Drought-adder rate component
A drought-adder rate component recovers costs due to drought-related expenses. Identifying the component as a separate rate clearly identifies those costs specifically due to drought and allows for more timely adjustments of the drought adder rate. Currently both Loveland Area Projects and Pick Sloan Missouri River Basin Program use this component to recover those costs directly related to drought, seasonal flooding and low system storage.

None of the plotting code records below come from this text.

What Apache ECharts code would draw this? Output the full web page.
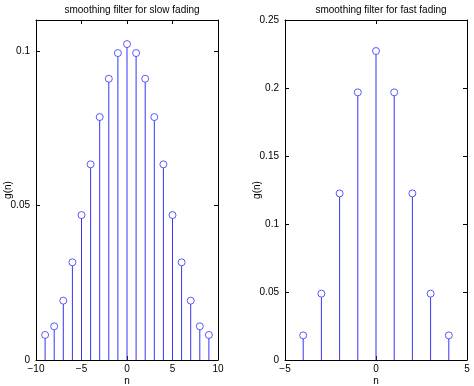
<!DOCTYPE html>
<html><head><meta charset="utf-8">
<script src="https://cdn.jsdelivr.net/npm/echarts@6/dist/echarts.min.js"></script>
<style>html,body{margin:0;padding:0;background:#fff}#c{width:474px;height:386px}</style>
</head><body><div id="c"></div>
<script>
const slowN = [-9,-8,-7,-6,-5,-4,-3,-2,-1,0,1,2,3,4,5,6,7,8,9];
const slowG = [0.0081,0.0109,0.0192,0.0316,0.0469,0.0633,0.0786,0.0910,0.0993,0.1022,0.0993,0.0910,0.0786,0.0633,0.0469,0.0316,0.0192,0.0109,0.0081];
const fastN = [-4,-3,-2,-1,0,1,2,3,4];
const fastG = [0.0181,0.0488,0.1225,0.1968,0.2272,0.1968,0.1225,0.0488,0.0181];
const titles = ['smoothing filter for slow fading','smoothing filter for fast fading'];
const xLabel = 'n', yLabel = 'g(n)';

const FONT = '"Liberation Sans", Arial, sans-serif';
const BLUE = '#3535f5';
const fmt = v => {
  const r = Math.round(v*1000)/1000;
  return String(r).replace('-', '\u2212');
};
function yfmt(step){ return v => { const k = v/step; return Math.abs(k-Math.round(k))<1e-6 ? fmt(v) : ''; }; }

const grids = [
  {left:36, top:20, width:182, height:340, outerBoundsMode:'none', containLabel:false},
  {left:285, top:20, width:182, height:340, outerBoundsMode:'none', containLabel:false}
];
const xr = [[-10,10,5],[-5,5,5]];
const yr = [[0,0.11,0.05],[0,0.25,0.05]];

const xAxes = [], yAxes = [], series = [];
[0,1].forEach(i=>{
  const base = {type:'value', gridIndex:i, min:xr[i][0], max:xr[i][1], interval:xr[i][2], splitLine:{show:false},
    axisLine:{show:true, onZero:false, lineStyle:{color:'#000', width:1}},
    axisTick:{inside:true, length:4, lineStyle:{color:'#000'}}};
  xAxes.push(Object.assign({}, base, {position:'bottom', name:xLabel, nameLocation:'middle', nameGap:16, nameMoveOverlap:false,
    nameTextStyle:{fontFamily:FONT, fontSize:10, color:'#000'},
    axisLabel:{fontFamily:FONT, fontSize:10, color:'#000', margin:4, formatter:fmt}}));
  xAxes.push(Object.assign({}, base, {position:'top', axisLabel:{show:false}}));
  const ybase = {type:'value', gridIndex:i, min:yr[i][0], max:yr[i][1], interval:yr[i][2], splitLine:{show:false},
    axisLine:{show:true, onZero:false, lineStyle:{color:'#000', width:1}},
    axisTick:{inside:true, length:4, lineStyle:{color:'#000'}}};
  yAxes.push(Object.assign({}, ybase, {position:'left', name:yLabel, nameLocation:'middle', nameGap:23, nameMoveOverlap:false, nameRotate:90,
    nameTextStyle:{fontFamily:FONT, fontSize:10, color:'#000'},
    axisLabel:{fontFamily:FONT, fontSize:10, color:'#000', margin:6, formatter:yfmt(yr[i][2])}}));
  yAxes.push(Object.assign({}, ybase, {position:'right', axisLabel:{show:false}}));
  const N = i===0?slowN:fastN, G = i===0?slowG:fastG;
  const data = N.map((n,k)=>[n,G[k]]);
  series.push({type:'custom', xAxisIndex:2*i, yAxisIndex:2*i, data:data, silent:true,
    renderItem:(params, api)=>{
      const p0 = api.coord([api.value(0), 0]);
      const p1 = api.coord([api.value(0), api.value(1)]);
      return {type:'line', shape:{x1:p0[0], y1:p0[1], x2:p1[0], y2:p1[1]+3.5},
        style:{stroke:BLUE, lineWidth:1}};
    }});
  series.push({type:'scatter', xAxisIndex:2*i, yAxisIndex:2*i, data:data, symbol:'circle', symbolSize:7,
    itemStyle:{color:'rgba(0,0,0,0)', borderColor:BLUE, borderWidth:1}, silent:true});
});

const chart = echarts.init(document.getElementById('c'), null, {renderer:'canvas'});
chart.setOption({
  animation:false,
  backgroundColor:'#fff',
  title: titles.map((t,i)=>({text:t, left: grids[i].left + grids[i].width/2, top:0, textAlign:'center',
    textStyle:{fontFamily:FONT, fontSize:10, fontWeight:'normal', color:'#000'}})),
  grid: grids,
  xAxis: xAxes,
  yAxis: yAxes,
  series: series
});
</script></body></html>
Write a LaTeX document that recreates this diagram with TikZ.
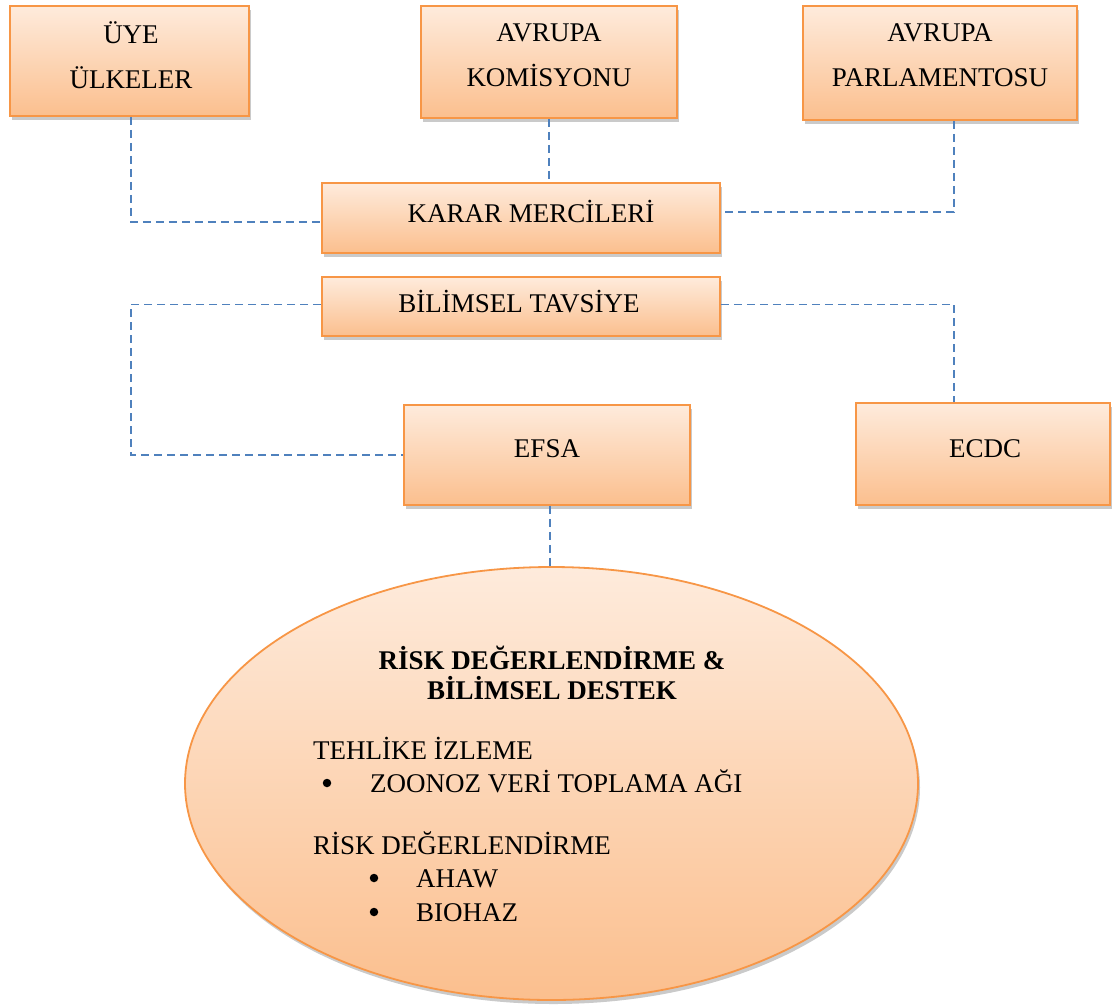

Power production at Hoover Dam
While many other systems in Western territory have seen increased hydrology, Lake Powell and Lake Mead (Hoover Dam) continue to see depleted hydropower generation capability due to low reservoir levels. Marketed as the Boulder-Canyon Project, Western does not need to purchase power to compensate for any reduced generation at Hoover because that power is sold on an as-available basis for both capacity and energy. These contracts allow Boulder Canyon customers to ask Western to purchase energy on their behalf and pass-through the cost, but such requests have been infrequent.

If an emergency water shortage is declared for the Lower Colorado River Basin, how would that affect Western?
Western sells power from four dams on the Lower Colorado River, including Davis, Glen Canyon, Hoover and Parker dams. In response to the persistent drought and declining Hoover Dam elevations, the Department of Interior issued its December 2007 Record of Decision on the Colorado River Interim Guidelines for Lower Basin Shortages and the Coordinated Operations of Lake Powell and Lake Mead, otherwise known as the Interim Guidelines. For the first time, shortage criteria was put in place to govern the operation of Hoover and Glen Canyon dams. The shortage criteria basically states that at certain Hoover Dam elevations, downstream water demands will be reduced accordingly, and subsequently power production. In November 2010, the Hoover Dam elevation came within 7 feet of triggering the shortage criteria. Not since May 1937, when Hoover Dam was initially filling, has Hoover Dam elevation been this low. If generation is further reduced for the Boulder-Canyon project, customers could request Western to purchase energy on their behalf and pass-through the costs to supplement their power supply.

Purchase Power Costs chart shows:Western's spend on purchased power in FY 2010 compared to purchases in previous years
Western spent almost $377.1 million in FY 2010 Western wide for 9.3 million MWh of purchased power, compared to almost $612 million in FY 2008 for 11.1 million MWh—the highest amount Western has paid for purchased power in more than 10 years.